Charts and diagrams as code:
══════════════════════════════
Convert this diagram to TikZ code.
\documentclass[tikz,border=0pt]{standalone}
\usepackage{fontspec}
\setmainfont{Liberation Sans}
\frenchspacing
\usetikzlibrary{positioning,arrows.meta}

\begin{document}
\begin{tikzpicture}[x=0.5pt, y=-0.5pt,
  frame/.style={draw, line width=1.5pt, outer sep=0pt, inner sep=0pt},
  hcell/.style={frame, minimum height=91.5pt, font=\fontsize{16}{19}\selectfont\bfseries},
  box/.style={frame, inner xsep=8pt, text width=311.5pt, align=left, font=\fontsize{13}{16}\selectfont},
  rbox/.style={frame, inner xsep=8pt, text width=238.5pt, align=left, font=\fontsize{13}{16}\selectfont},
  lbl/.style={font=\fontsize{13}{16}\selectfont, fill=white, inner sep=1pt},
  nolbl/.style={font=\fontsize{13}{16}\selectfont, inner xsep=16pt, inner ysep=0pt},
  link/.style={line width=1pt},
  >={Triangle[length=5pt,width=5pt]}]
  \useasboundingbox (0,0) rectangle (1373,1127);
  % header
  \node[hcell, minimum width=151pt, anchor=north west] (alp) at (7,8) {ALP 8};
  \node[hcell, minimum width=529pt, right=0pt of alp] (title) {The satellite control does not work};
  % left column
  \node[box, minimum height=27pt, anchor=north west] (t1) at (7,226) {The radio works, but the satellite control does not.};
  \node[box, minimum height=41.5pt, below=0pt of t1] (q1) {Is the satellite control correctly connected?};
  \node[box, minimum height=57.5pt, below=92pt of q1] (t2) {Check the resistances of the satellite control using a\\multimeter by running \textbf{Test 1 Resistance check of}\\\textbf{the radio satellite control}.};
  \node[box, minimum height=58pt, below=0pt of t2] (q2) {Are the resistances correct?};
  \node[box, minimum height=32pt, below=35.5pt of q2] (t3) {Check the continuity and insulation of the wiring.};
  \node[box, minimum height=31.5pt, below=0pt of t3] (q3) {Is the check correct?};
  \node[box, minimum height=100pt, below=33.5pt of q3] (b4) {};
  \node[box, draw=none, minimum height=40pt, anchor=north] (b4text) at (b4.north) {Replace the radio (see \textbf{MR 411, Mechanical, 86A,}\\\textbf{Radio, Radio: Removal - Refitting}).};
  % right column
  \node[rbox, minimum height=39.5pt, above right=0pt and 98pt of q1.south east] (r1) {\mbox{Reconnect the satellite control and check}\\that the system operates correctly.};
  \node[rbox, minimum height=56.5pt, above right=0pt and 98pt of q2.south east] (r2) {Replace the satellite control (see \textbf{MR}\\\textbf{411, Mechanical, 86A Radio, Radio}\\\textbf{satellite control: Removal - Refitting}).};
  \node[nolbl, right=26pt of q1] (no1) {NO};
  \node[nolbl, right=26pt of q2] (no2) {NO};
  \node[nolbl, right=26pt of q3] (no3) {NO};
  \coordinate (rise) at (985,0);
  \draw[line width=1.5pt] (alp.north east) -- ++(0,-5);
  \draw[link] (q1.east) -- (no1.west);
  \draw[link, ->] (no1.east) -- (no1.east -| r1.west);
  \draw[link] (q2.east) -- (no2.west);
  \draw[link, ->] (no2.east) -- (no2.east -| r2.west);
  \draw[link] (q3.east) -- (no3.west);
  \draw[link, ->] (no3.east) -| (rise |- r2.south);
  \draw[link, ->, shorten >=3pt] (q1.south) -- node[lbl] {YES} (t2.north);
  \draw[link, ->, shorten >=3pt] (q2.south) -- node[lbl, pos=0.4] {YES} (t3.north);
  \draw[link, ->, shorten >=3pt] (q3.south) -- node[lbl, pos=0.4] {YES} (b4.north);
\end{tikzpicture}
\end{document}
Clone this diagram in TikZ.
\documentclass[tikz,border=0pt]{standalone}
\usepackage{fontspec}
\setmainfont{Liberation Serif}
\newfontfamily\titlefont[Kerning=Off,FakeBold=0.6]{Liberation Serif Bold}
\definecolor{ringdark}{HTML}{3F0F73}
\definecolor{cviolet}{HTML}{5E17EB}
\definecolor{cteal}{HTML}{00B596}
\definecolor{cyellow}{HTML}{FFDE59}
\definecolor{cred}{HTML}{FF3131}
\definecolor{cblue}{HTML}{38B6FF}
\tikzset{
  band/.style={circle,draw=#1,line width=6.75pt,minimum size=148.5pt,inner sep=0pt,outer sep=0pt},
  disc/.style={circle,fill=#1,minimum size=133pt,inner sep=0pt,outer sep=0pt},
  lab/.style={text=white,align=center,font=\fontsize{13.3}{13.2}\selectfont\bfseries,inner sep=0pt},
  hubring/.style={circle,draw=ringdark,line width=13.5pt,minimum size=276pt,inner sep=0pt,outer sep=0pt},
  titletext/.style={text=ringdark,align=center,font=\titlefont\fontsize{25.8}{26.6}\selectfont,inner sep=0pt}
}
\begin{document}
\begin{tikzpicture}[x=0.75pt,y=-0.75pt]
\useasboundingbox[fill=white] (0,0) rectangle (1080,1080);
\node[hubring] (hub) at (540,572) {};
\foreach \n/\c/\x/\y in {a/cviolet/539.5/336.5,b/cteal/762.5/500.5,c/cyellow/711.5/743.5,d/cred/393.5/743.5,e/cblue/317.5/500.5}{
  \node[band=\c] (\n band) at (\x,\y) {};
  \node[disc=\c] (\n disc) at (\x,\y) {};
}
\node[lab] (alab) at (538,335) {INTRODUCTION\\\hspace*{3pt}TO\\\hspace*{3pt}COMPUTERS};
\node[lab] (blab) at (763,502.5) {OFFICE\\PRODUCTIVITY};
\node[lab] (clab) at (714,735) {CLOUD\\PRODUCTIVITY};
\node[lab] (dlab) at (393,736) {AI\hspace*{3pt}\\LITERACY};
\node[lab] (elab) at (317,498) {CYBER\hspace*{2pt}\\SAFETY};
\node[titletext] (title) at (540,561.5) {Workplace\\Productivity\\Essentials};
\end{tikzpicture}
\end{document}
══════════════════════════════
SET EXERCISE: Type the whole listing again, unaltered.

RESULT OF THIS EXERCISE:
Convert this diagram to TikZ code.
\documentclass[tikz,border=0pt]{standalone}
\usepackage{fontspec}
\setmainfont{Liberation Sans}
\frenchspacing
\usetikzlibrary{positioning,arrows.meta}

\begin{document}
\begin{tikzpicture}[x=0.5pt, y=-0.5pt,
  frame/.style={draw, line width=1.5pt, outer sep=0pt, inner sep=0pt},
  hcell/.style={frame, minimum height=91.5pt, font=\fontsize{16}{19}\selectfont\bfseries},
  box/.style={frame, inner xsep=8pt, text width=311.5pt, align=left, font=\fontsize{13}{16}\selectfont},
  rbox/.style={frame, inner xsep=8pt, text width=238.5pt, align=left, font=\fontsize{13}{16}\selectfont},
  lbl/.style={font=\fontsize{13}{16}\selectfont, fill=white, inner sep=1pt},
  nolbl/.style={font=\fontsize{13}{16}\selectfont, inner xsep=16pt, inner ysep=0pt},
  link/.style={line width=1pt},
  >={Triangle[length=5pt,width=5pt]}]
  \useasboundingbox (0,0) rectangle (1373,1127);
  % header
  \node[hcell, minimum width=151pt, anchor=north west] (alp) at (7,8) {ALP 8};
  \node[hcell, minimum width=529pt, right=0pt of alp] (title) {The satellite control does not work};
  % left column
  \node[box, minimum height=27pt, anchor=north west] (t1) at (7,226) {The radio works, but the satellite control does not.};
  \node[box, minimum height=41.5pt, below=0pt of t1] (q1) {Is the satellite control correctly connected?};
  \node[box, minimum height=57.5pt, below=92pt of q1] (t2) {Check the resistances of the satellite control using a\\multimeter by running \textbf{Test 1 Resistance check of}\\\textbf{the radio satellite control}.};
  \node[box, minimum height=58pt, below=0pt of t2] (q2) {Are the resistances correct?};
  \node[box, minimum height=32pt, below=35.5pt of q2] (t3) {Check the continuity and insulation of the wiring.};
  \node[box, minimum height=31.5pt, below=0pt of t3] (q3) {Is the check correct?};
  \node[box, minimum height=100pt, below=33.5pt of q3] (b4) {};
  \node[box, draw=none, minimum height=40pt, anchor=north] (b4text) at (b4.north) {Replace the radio (see \textbf{MR 411, Mechanical, 86A,}\\\textbf{Radio, Radio: Removal - Refitting}).};
  % right column
  \node[rbox, minimum height=39.5pt, above right=0pt and 98pt of q1.south east] (r1) {\mbox{Reconnect the satellite control and check}\\that the system operates correctly.};
  \node[rbox, minimum height=56.5pt, above right=0pt and 98pt of q2.south east] (r2) {Replace the satellite control (see \textbf{MR}\\\textbf{411, Mechanical, 86A Radio, Radio}\\\textbf{satellite control: Removal - Refitting}).};
  \node[nolbl, right=26pt of q1] (no1) {NO};
  \node[nolbl, right=26pt of q2] (no2) {NO};
  \node[nolbl, right=26pt of q3] (no3) {NO};
  \coordinate (rise) at (985,0);
  \draw[line width=1.5pt] (alp.north east) -- ++(0,-5);
  \draw[link] (q1.east) -- (no1.west);
  \draw[link, ->] (no1.east) -- (no1.east -| r1.west);
  \draw[link] (q2.east) -- (no2.west);
  \draw[link, ->] (no2.east) -- (no2.east -| r2.west);
  \draw[link] (q3.east) -- (no3.west);
  \draw[link, ->] (no3.east) -| (rise |- r2.south);
  \draw[link, ->, shorten >=3pt] (q1.south) -- node[lbl] {YES} (t2.north);
  \draw[link, ->, shorten >=3pt] (q2.south) -- node[lbl, pos=0.4] {YES} (t3.north);
  \draw[link, ->, shorten >=3pt] (q3.south) -- node[lbl, pos=0.4] {YES} (b4.north);
\end{tikzpicture}
\end{document}
Clone this diagram in TikZ.
\documentclass[tikz,border=0pt]{standalone}
\usepackage{fontspec}
\setmainfont{Liberation Serif}
\newfontfamily\titlefont[Kerning=Off,FakeBold=0.6]{Liberation Serif Bold}
\definecolor{ringdark}{HTML}{3F0F73}
\definecolor{cviolet}{HTML}{5E17EB}
\definecolor{cteal}{HTML}{00B596}
\definecolor{cyellow}{HTML}{FFDE59}
\definecolor{cred}{HTML}{FF3131}
\definecolor{cblue}{HTML}{38B6FF}
\tikzset{
  band/.style={circle,draw=#1,line width=6.75pt,minimum size=148.5pt,inner sep=0pt,outer sep=0pt},
  disc/.style={circle,fill=#1,minimum size=133pt,inner sep=0pt,outer sep=0pt},
  lab/.style={text=white,align=center,font=\fontsize{13.3}{13.2}\selectfont\bfseries,inner sep=0pt},
  hubring/.style={circle,draw=ringdark,line width=13.5pt,minimum size=276pt,inner sep=0pt,outer sep=0pt},
  titletext/.style={text=ringdark,align=center,font=\titlefont\fontsize{25.8}{26.6}\selectfont,inner sep=0pt}
}
\begin{document}
\begin{tikzpicture}[x=0.75pt,y=-0.75pt]
\useasboundingbox[fill=white] (0,0) rectangle (1080,1080);
\node[hubring] (hub) at (540,572) {};
\foreach \n/\c/\x/\y in {a/cviolet/539.5/336.5,b/cteal/762.5/500.5,c/cyellow/711.5/743.5,d/cred/393.5/743.5,e/cblue/317.5/500.5}{
  \node[band=\c] (\n band) at (\x,\y) {};
  \node[disc=\c] (\n disc) at (\x,\y) {};
}
\node[lab] (alab) at (538,335) {INTRODUCTION\\\hspace*{3pt}TO\\\hspace*{3pt}COMPUTERS};
\node[lab] (blab) at (763,502.5) {OFFICE\\PRODUCTIVITY};
\node[lab] (clab) at (714,735) {CLOUD\\PRODUCTIVITY};
\node[lab] (dlab) at (393,736) {AI\hspace*{3pt}\\LITERACY};
\node[lab] (elab) at (317,498) {CYBER\hspace*{2pt}\\SAFETY};
\node[titletext] (title) at (540,561.5) {Workplace\\Productivity\\Essentials};
\end{tikzpicture}
\end{document}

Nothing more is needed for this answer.